В десятилетний юбилей «Дней Турбиных» никто из МХАТа не поздравил, не пришел: «Ровно десять лет тому назад совершилась премьера «Турбиных». Десятилетний юбилей. Сижу у чернильницы и жду, что откроется дверь и появится делегация от Станиславского и Немировича с адресом и ценным подношением. В адресе будут указаны все мои искалеченные и погубленные пьесы и приведен список всех радостей, которые они, Станиславский и Немирович, мне доставили за десять лет в Проезде Художественного Театра. Ценное же подношение будет выражено в большой кастрюле какого-нибудь благородного металла (например меди), наполненной той самой кровью, которую они выпили из меня за десять лет».
Тогда-то ему и пришла в голову мысль вернуться к театральному роману, сожженному в 1928 году. Предполагаемое название было «Записки покойника». После первой же читки по Москве пошли слухи, мхатовцы забеспокоились – так узнаваемы оказались герои. Автору писали анонимки, доброжелатели «утешали»: «Ничего, после вашей смерти все напечатают!» Но Булгаков не собирался умирать.

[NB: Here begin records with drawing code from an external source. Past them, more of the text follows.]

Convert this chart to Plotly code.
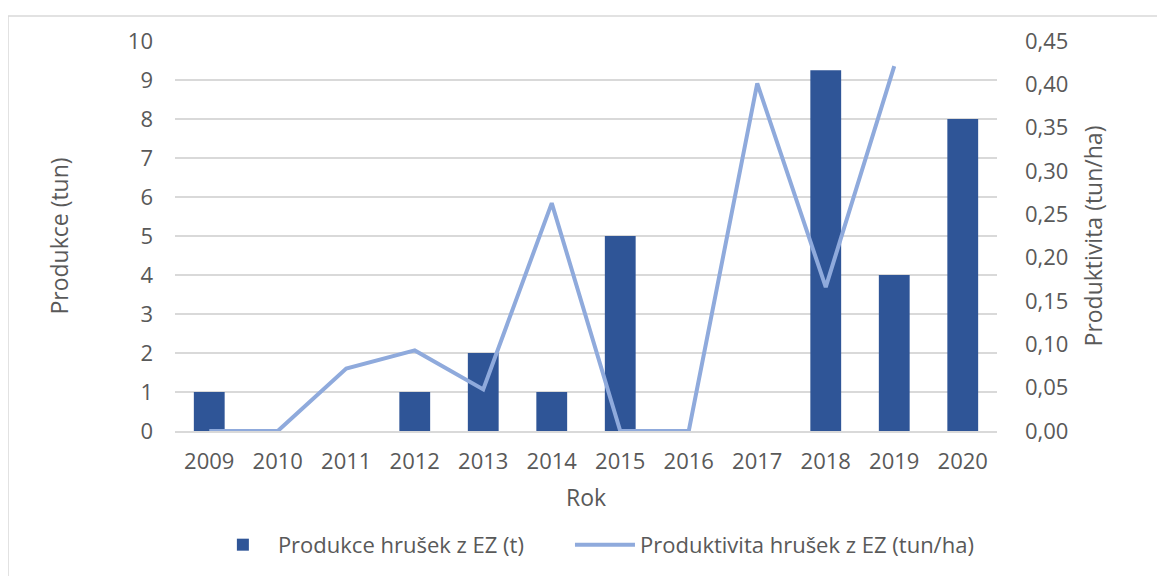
import plotly.graph_objects as go

years = ["2009", "2010", "2011", "2012", "2013", "2014", "2015", "2016", "2017", "2018", "2019", "2020"]
production_t = [1, 0, 0, 1, 2, 1, 5, 0, 0, 9.25, 4, 8]
productivity_t_ha = [0.0, 0.0, 0.072, 0.093, 0.048, 0.263, 0.0, 0.0, 0.401, 0.166, 0.421, None]

left_ticks = list(range(0, 11))
right_ticks = [i * 0.05 for i in range(10)]

FONT = "Open Sans"
GREY = "#595959"

L, T, R, B = 167, 33, 176, 153
PH = 576 - T - B
PW = 1165 - L - R

fig = go.Figure()
fig.add_trace(go.Bar(
    x=years, y=production_t, name="Produkce hrušek z EZ (t)",
    marker=dict(color="#2F5597", line=dict(width=0)), yaxis="y", legend="legend",
))
fig.add_trace(go.Scatter(
    x=years, y=productivity_t_ha, name="Produktivita hrušek z EZ (tun/ha)",
    mode="lines", line=dict(color="#8FAADC", width=4), yaxis="y2",
    connectgaps=False, legend="legend2",
))

legend_common = dict(orientation="h", xanchor="left", y=-0.292, yanchor="middle",
                     font=dict(size=22, color=GREY), itemwidth=60,
                     bgcolor="rgba(0,0,0,0)")

fig.update_layout(
    width=1165, height=576,
    paper_bgcolor="white", plot_bgcolor="white",
    margin=dict(l=L, r=R, t=T, b=B),
    separators=", ",
    font=dict(family=FONT, size=22, color=GREY),
    bargap=0.55,
    showlegend=True,
    legend=dict(x=0.040, **legend_common),
    legend2=dict(x=0.4805, **legend_common),
    xaxis=dict(
        type="category", title=dict(text="Rok", standoff=16, font=dict(size=23)),
        showgrid=False, showline=True, linecolor="#D9D9D9", linewidth=1.5,
        ticks="", ticklabelstandoff=10,
    ),
    yaxis=dict(
        title=dict(text="Produkce (tun)", standoff=52, font=dict(size=23)),
        range=[0, 10], tickvals=left_ticks, showgrid=True, gridcolor="#D9D9D9",
        gridwidth=1.5, zeroline=False, showline=False, ticks="", ticklabelstandoff=21,
    ),
    yaxis2=dict(
        title=dict(text="Produktivita (tun/ha)", standoff=18, font=dict(size=23)),
        overlaying="y", side="right", range=[0, 0.45], tickvals=right_ticks,
        tickformat=".2f", showgrid=False, zeroline=False, showline=False,
        ticks="", ticklabelstandoff=27,
    ),
    shapes=[dict(type="rect", xref="paper", yref="paper",
                 x0=-L / PW, x1=1.3, y0=-0.7, y1=(576 - 8 - B) / PH,
                 line=dict(color="#D9D9D9", width=1.5), fillcolor="rgba(0,0,0,0)",
                 layer="below")],
)

fig.write_html("out.html")
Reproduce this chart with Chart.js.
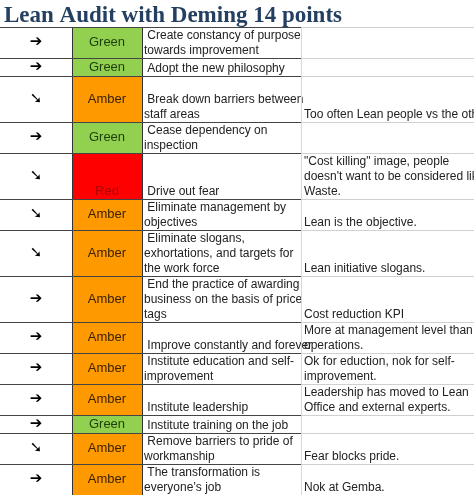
<!DOCTYPE html>
<html>
<head>
<meta charset="utf-8">
<script src="https://cdn.jsdelivr.net/npm/chart.js@4/dist/chart.umd.min.js"></script>
<style>
  html, body { margin: 0; padding: 0; background: #fff; }
  canvas { display: block; }
</style>
</head>
<body>
<canvas id="audit" width="474" height="495"></canvas>
<script>
const chartTitle = 'Lean Audit with Deming 14 points';
const trends = ['right', 'right', 'down', 'right', 'down', 'down', 'down', 'right', 'right', 'right', 'right', 'right', 'down', 'right'];
const statuses = ['Green', 'Green', 'Amber', 'Green', 'Red', 'Amber', 'Amber', 'Amber', 'Amber', 'Amber', 'Amber', 'Green', 'Amber', 'Amber'];
const points = [
    ['Create constancy of purpose', 'towards improvement'],
    ['Adopt the new philosophy'],
    ['Break down barriers between', 'staff areas'],
    ['Cease dependency on', 'inspection'],
    ['Drive out fear'],
    ['Eliminate management by', 'objectives'],
    ['Eliminate slogans,', 'exhortations, and targets for', 'the work force'],
    ['End the practice of awarding', 'business on the basis of price', 'tags'],
    ['Improve constantly and forever'],
    ['Institute education and self-', 'improvement'],
    ['Institute leadership'],
    ['Institute training on the job'],
    ['Remove barriers to pride of', 'workmanship'],
    ['The transformation is', 'everyone\u2019s job']
];
const comments = [
    [],
    [],
    ['Too often Lean people vs the other'],
    [],
    ['"Cost killing" image, people', 'doesn\'t want to be considered like', 'Waste.'],
    ['Lean is the objective.'],
    ['Lean initiative slogans.'],
    ['Cost reduction KPI'],
    ['More at management level than in', 'operations.'],
    ['Ok for eduction, nok for self-', 'improvement.'],
    ['Leadership has moved to Lean', 'Office and external experts.'],
    [],
    ['Fear blocks pride.'],
    ['Nok at Gemba.']
];
const rowLines = [2, 1, 3, 2, 3, 2, 3, 3, 2, 2, 2, 1, 2, 2];

const statusFill = { Green: '#92D050', Amber: '#FF9900', Red: '#FF0000' };
const statusInk = { Green: '#1d3d0a', Amber: '#3a2200', Red: '#b00000' };
const arrowGlyph = { right: '\u2794', down: '\u2798' };

// column edges and row edges in scale units
const colEdges = [0, 72, 142, 301, 474];
const rowEdges = [27];
rowLines.forEach(n => rowEdges.push(rowEdges[rowEdges.length - 1] + n * 15 + (n === 1 ? 3 : 1)));

const tablePlugin = {
    id: 'auditTable',
    afterDraw(chart) {
        const { ctx } = chart;
        const x = chart.scales.x, y = chart.scales.y;
        const X = v => x.getPixelForValue(v);
        const Y = v => y.getPixelForValue(v);
        ctx.save();
        ctx.fillStyle = '#243F60';
        ctx.font = 'bold 23px "Liberation Serif", serif';
        ctx.textBaseline = 'alphabetic';
        ctx.fillText(chartTitle, X(4), Y(22));

        statuses.forEach((s, i) => {
            const top = Y(rowEdges[i]), bot = Y(rowEdges[i + 1]);
            ctx.fillStyle = statusFill[s];
            ctx.fillRect(X(colEdges[1]), top, X(colEdges[2]) - X(colEdges[1]), bot - top);
            const mid = (top + bot) / 2;
            ctx.fillStyle = '#000';
            ctx.font = 'bold 15px "DejaVu Sans", sans-serif';
            ctx.textAlign = 'center';
            ctx.textBaseline = 'middle';
            ctx.fillText(arrowGlyph[trends[i]], X(36), mid);
            ctx.fillStyle = statusInk[s];
            ctx.font = '13px "Liberation Sans", sans-serif';
            ctx.fillText(s, X(107), s === 'Red' ? bot - 8 : mid);
            ctx.textAlign = 'left';
            ctx.textBaseline = 'alphabetic';
            ctx.fillStyle = '#222';
            ctx.font = '12px "Liberation Sans", sans-serif';
            points[i].forEach((t, k) => {
                const n = points[i].length;
                ctx.fillText((k === 0 ? ' ' : '') + t, X(colEdges[2] + 2), bot - 4 - (n - 1 - k) * 15);
            });
            comments[i].forEach((t, k) => {
                const n = comments[i].length;
                ctx.fillText(t, X(colEdges[3] + 3), bot - 4 - (n - 1 - k) * 15);
            });
        });

        ctx.lineWidth = 1;
        ctx.strokeStyle = '#d8d8d8';
        [colEdges[3]].forEach(c => {
            ctx.beginPath(); ctx.moveTo(X(c) + 0.5, Y(rowEdges[0])); ctx.lineTo(X(c) + 0.5, Y(495)); ctx.stroke();
        });
        ctx.strokeStyle = '#333';
        [colEdges[1], colEdges[2]].forEach(c => {
            ctx.beginPath(); ctx.moveTo(X(c) + 0.5, Y(rowEdges[0])); ctx.lineTo(X(c) + 0.5, Y(495)); ctx.stroke();
        });
        rowEdges.forEach(r => {
            ctx.strokeStyle = '#444';
            ctx.beginPath(); ctx.moveTo(X(0), Y(r) + 0.5); ctx.lineTo(X(colEdges[3]), Y(r) + 0.5); ctx.stroke();
            ctx.strokeStyle = '#d0d0d0';
            ctx.beginPath(); ctx.moveTo(X(colEdges[3]), Y(r) + 0.5); ctx.lineTo(X(474), Y(r) + 0.5); ctx.stroke();
        });
        ctx.restore();
    }
};

new Chart(document.getElementById('audit'), {
    type: 'scatter',
    data: { datasets: [{ data: [] }] },
    options: {
        responsive: false,
        animation: false,
        layout: { padding: 0 },
        plugins: { legend: { display: false }, tooltip: { enabled: false } },
        scales: {
            x: { type: 'linear', min: 0, max: 474, display: false },
            y: { type: 'linear', min: 0, max: 495, reverse: true, display: false }
        }
    },
    plugins: [tablePlugin]
});
</script>
</body>
</html>
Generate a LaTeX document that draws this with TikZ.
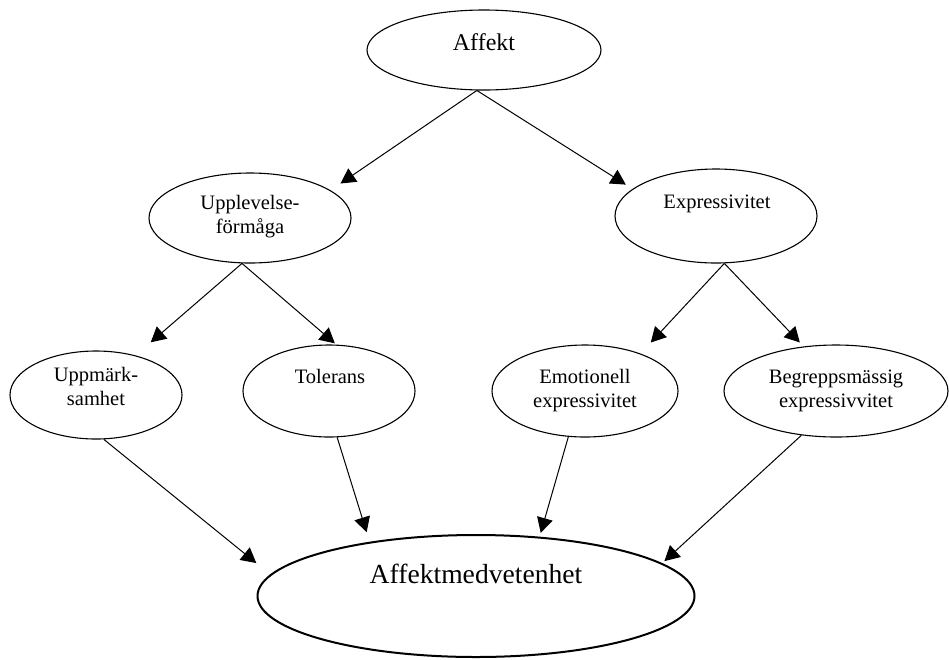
\documentclass[tikz,border=0pt]{standalone}
\usepackage{fontspec}
\setmainfont{Liberation Serif}
\usetikzlibrary{arrows.meta,shapes.geometric}

\begin{document}
\begin{tikzpicture}[x=1pt, y=-1pt,
    ell/.style={draw, ellipse, line width=1.1pt, inner sep=0pt},
    bigell/.style={draw, ellipse, line width=2pt, inner sep=0pt, minimum width=437, minimum height=122},
    lbl/.style={anchor=base, align=center, inner sep=0pt, font=\fontsize{20.5}{24}\selectfont},
    arr/.style={-{Triangle[length=15pt, width=16pt]}, line width=1pt}
]
\useasboundingbox (0,0) rectangle (949,659);

% ellipses
\node[ell, minimum width=234, minimum height=80] (affekt) at (484,50) {};
\node[ell, minimum width=202, minimum height=90] (upl) at (250,218) {};
\node[ell, minimum width=202, minimum height=94] (expr) at (716,216) {};
\node[ell, minimum width=172, minimum height=88] (upm) at (96,395) {};
\node[ell, minimum width=172, minimum height=92] (tol) at (329,391) {};
\node[ell, minimum width=186, minimum height=92] (emo) at (585,391) {};
\node[ell, minimum width=224, minimum height=92] (beg) at (836,391) {};
\node[bigell] (amv) at (476,596) {};

% texts (base = last line)
\node[lbl, font=\fontsize{24}{28}\selectfont] (affekt-txt) at (484,50) {Affekt};
\node[lbl] (upl-txt) at (250,233) {Upplevelse-\\förmåga};
\node[lbl] (expr-txt) at (717,208) {Expressivitet};
\node[lbl] (upm-txt) at (96,405) {Uppmärk-\\samhet};
\node[lbl] (tol-txt) at (330,383) {Tolerans};
\node[lbl] (emo-txt) at (585,407) {Emotionell\\expressivitet};
\node[lbl] (beg-txt) at (836,407) {Begreppsmässig\\expressivvitet};
\node[lbl, font=\fontsize{27.6}{32}\selectfont] (amv-txt) at (476,583) {Affektmedvetenhet};

% connectors
\draw[arr, shorten >=12pt] (affekt.-100) -- (upl.19);
\draw[arr, shorten >=8pt] (affekt.-100) -- (expr.162);
\draw[arr, shorten >=20pt] (upl.-100) -- (upm.45);
\draw[arr, shorten >=2pt] (upl.-100) -- (tol.81);
\draw[arr, shorten >=15pt] (expr.-80) -- (emo.34);
\draw[arr, shorten >=5.5pt] (expr.-80) -- (beg.126);
\draw[arr, shorten >=18pt] (upm.-80) -- (amv.174);
\draw[arr, shorten >=10pt] (tol.-80) -- (amv.153);
\draw[arr, shorten >=4pt] (emo.-110) -- (amv.43);
\draw[arr, shorten >=3pt] (beg.-128) -- (amv.10);
\end{tikzpicture}
\end{document}
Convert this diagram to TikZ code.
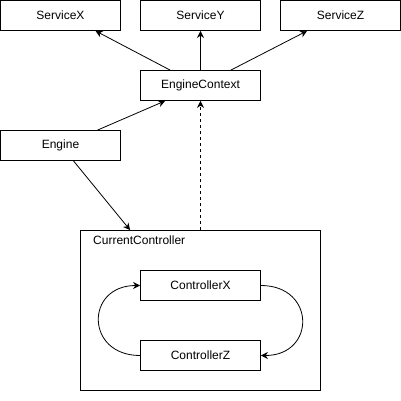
\documentclass[tikz,border=0pt]{standalone}
\usepackage{fontspec}
\setmainfont{Liberation Sans}
\usetikzlibrary{arrows.meta}

\begin{document}
\begin{tikzpicture}[x=1pt,y=-1pt,
    box/.style={draw, thick, minimum width=120pt, minimum height=30pt, inner sep=0pt,
        font=\fontsize{12}{14}\selectfont},
    link/.style={thick, -{Stealth[length=7pt,width=7pt]}},
    label/.style={anchor=west, inner sep=0pt, font=\fontsize{12}{14}\selectfont}]

\useasboundingbox (0,0) rectangle (401,401);

% ============================================
% 1. SERVICES
% ============================================
\node[box] (sx) at (60.5,15.5) {ServiceX};
\node[box] (sy) at (200.5,15.5) {ServiceY};
\node[box] (sz) at (340.5,15.5) {ServiceZ};

% ============================================
% 2. ENGINE
% ============================================
\node[box] (ctx) at (200.5,85.5) {EngineContext};
\node[box] (eng) at (60.5,145.5) {Engine};

% ============================================
% 3. CURRENT CONTROLLER
% ============================================
\node[draw, thick, minimum width=240pt, minimum height=160pt, inner sep=0pt] (cur) at (200.5,310.5) {};
\node[label] (curlbl) at (93,240) {CurrentController};

\node[box] (cx) at (200.5,285.5) {ControllerX};
\node[box] (cz) at (200.5,355.5) {ControllerZ};

% Punkty zaczepienia
\coordinate (c1) at ([xshift=30pt]ctx.north west);
\coordinate (s1) at ([xshift=35pt]sx.south);
\coordinate (c3) at ([xshift=-30pt]ctx.north east);
\coordinate (s3) at ([xshift=27pt]sz.south west);
\coordinate (e1) at ([xshift=37pt]eng.north);
\coordinate (c4) at ([xshift=25pt]ctx.south west);
\coordinate (e2) at ([xshift=13pt]eng.south);
\coordinate (k1) at ([xshift=50pt]cur.north west);

% Krawedzie
\draw[link] (c1) -- (s1);
\draw[link] (ctx.north) -- (sy.south);
\draw[link] (c3) -- (s3);

\draw[link] (e1) -- (c4);
\draw[link] (e2) -- (k1);
\draw[link, dashed] (cur.north) -- (ctx.south);

% Petla
\draw[link] (cx.east) .. controls +(55,0) and +(55,0) .. (cz.east);
\draw[link] (cz.west) .. controls +(-55,0) and +(-55,0) .. (cx.west);

\end{tikzpicture}
\end{document}
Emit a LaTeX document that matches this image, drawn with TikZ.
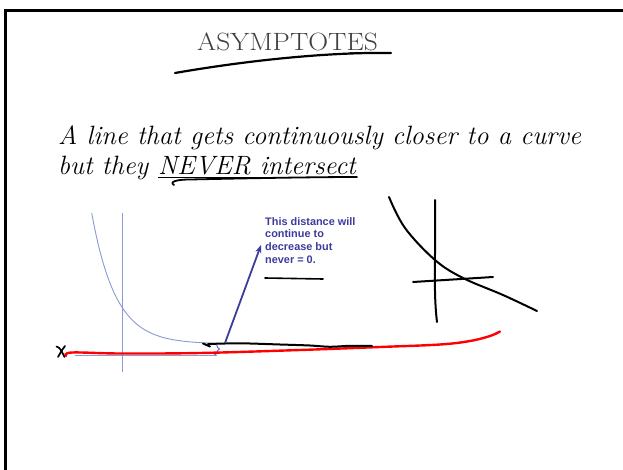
\documentclass[tikz,border=0pt]{standalone}
\usepackage{fontspec}
\newfontfamily\arialfont{Liberation Sans}
\usetikzlibrary{arrows.meta}
\definecolor{graphblue}{HTML}{8A9AD2}
\definecolor{notenavy}{HTML}{3C3C9C}
\begin{document}
\begin{tikzpicture}[x=1pt,y=-1pt,
  ink/.style={line width=2.2pt,line cap=round,line join=round},
  textline/.style={anchor=base west,inner sep=0pt,font=\fontsize{26.5}{30}\selectfont\itshape},
  gline/.style={graphblue,line width=0.9pt}]
\useasboundingbox (0,0) rectangle (623,470);
\fill[white] (0,0) rectangle (623,470);
% frame
\draw[line width=3pt] (5,472) -- (5,11) -- (625,11);
% title
\node[anchor=base west,inner sep=0pt,font=\fontsize{25}{30}\selectfont,text=black!75] (title) at (197,51) {\scalebox{1.1}[1]{ASYMPTOTES}};
\draw[line width=0.7pt,black!70] ([xshift=-28pt,yshift=-1.5pt]title.base east) -- ([xshift=10pt,yshift=-1.5pt]title.base east);
\draw[ink] (175,73) .. controls (250,60) and (330,52) .. (391,53);
% main text
\node[textline] (line1) at (58,145) {A line that gets continuously closer to a curve};
\node[textline] (line2) at (58,175) {but they};
\node[textline] (never) at (158,175) {NEVER intersect};
\draw[line width=0.6pt] ([yshift=-2pt]never.base west) -- ([yshift=-2pt]never.base east);
\draw[ink,line width=1.8pt] (174,185) .. controls (169,182) and (176,179.5) .. (190,179.5) .. controls (260,178) and (320,177) .. (357,177);
% left graph
\draw[gline] (122,213) -- (122,372);
\draw[gline] (75,355) -- (217,355);
\draw[gline] plot[domain=91.7:213,samples=60] (\x,{344-131*exp(-0.0419*(\x-91.7))});
\draw[graphblue!70!blue,line width=0.9pt] (214,343) .. controls (218,343) and (216,348) .. (219.5,349) .. controls (216,350) and (218,355) .. (214,355);
% red line
\draw[red,line width=2.4pt,line cap=round] plot[smooth,tension=0.6] coordinates {(66,356) (72,352.5) (120,353.5) (200,353) (300,350) (380,347) (440,344.5) (470,341) (490,336) (500,331.5)};
% x mark
\draw[ink,line width=1.7pt] (56.5,346.5) .. controls (60,347) and (62,352) .. (64.5,357);
\draw[ink,line width=1.7pt] (65,346) .. controls (62,350) .. (58,357);
% black hand line
\draw[ink,line width=2pt] (203,343.5) -- (210,346.5);
\draw[ink,line width=2pt] plot[smooth,tension=0.5] coordinates {(208,344) (240,343.3) (280,344.5) (310,345.5) (330,346.8) (350,345.8) (372,346)};
% note and arrow
\node[anchor=north west,align=left,inner sep=0pt,text=notenavy,font=\arialfont\bfseries\fontsize{10.9}{12.8}\selectfont] (note) at (265,217) {This distance will\\continue to\\decrease but\\never = 0.};
\coordinate (arrowfoot) at (225,343);
\coordinate (arrowtip) at (261,245);
\draw[notenavy,line width=1.8pt,-{Stealth[length=8pt,width=6pt]}] (arrowfoot) -- (arrowtip);
\draw[ink,line width=1.6pt] (265,278) -- (323,279);
% right sketch
\draw[ink,line width=2pt] plot[smooth,tension=0.6] coordinates {(389,197) (405,228) (435,260) (463,278) (503,295) (537,311)};
\draw[ink,line width=2pt] (435,200) .. controls (436,250) and (433,290) .. (437,322);
\draw[ink,line width=2pt] (413,282) -- (493,277);
\end{tikzpicture}
\end{document}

Более того, несмотря на свое отчаянное положение (а может, и благодаря ему), в январе 1938-го он написал очередное письмо Сталину, в которых уже набил себе руку. Он писал: «Глубокоуважаемый Иосиф Виссарионович! Горячо прошу, чтобы Николаю Эрдману, отбывшему ссылку в Енисейске и Томске, разрешили вернуться в Москву». Как ни удивительно, в апреле Эрдман уже гостил у Булгаковых.
В сентябре 1938 года руководство МХАТа попросило Булгакова написать пьесу о Сталине. Приближался юбилейный год в жизни вождя, готовиться нужно было загодя. Булгаков дал согласие. Как писал друг писателя Ермолинский, «создатель "Белой гвардии" в тайне уже давно думал о человеке, с именем которого было неотрывно связано все, что происходило в стране… В те годы окружающие его люди, даже самые близкие, рассматривали поступок Булгакова как правильный стратегический ход».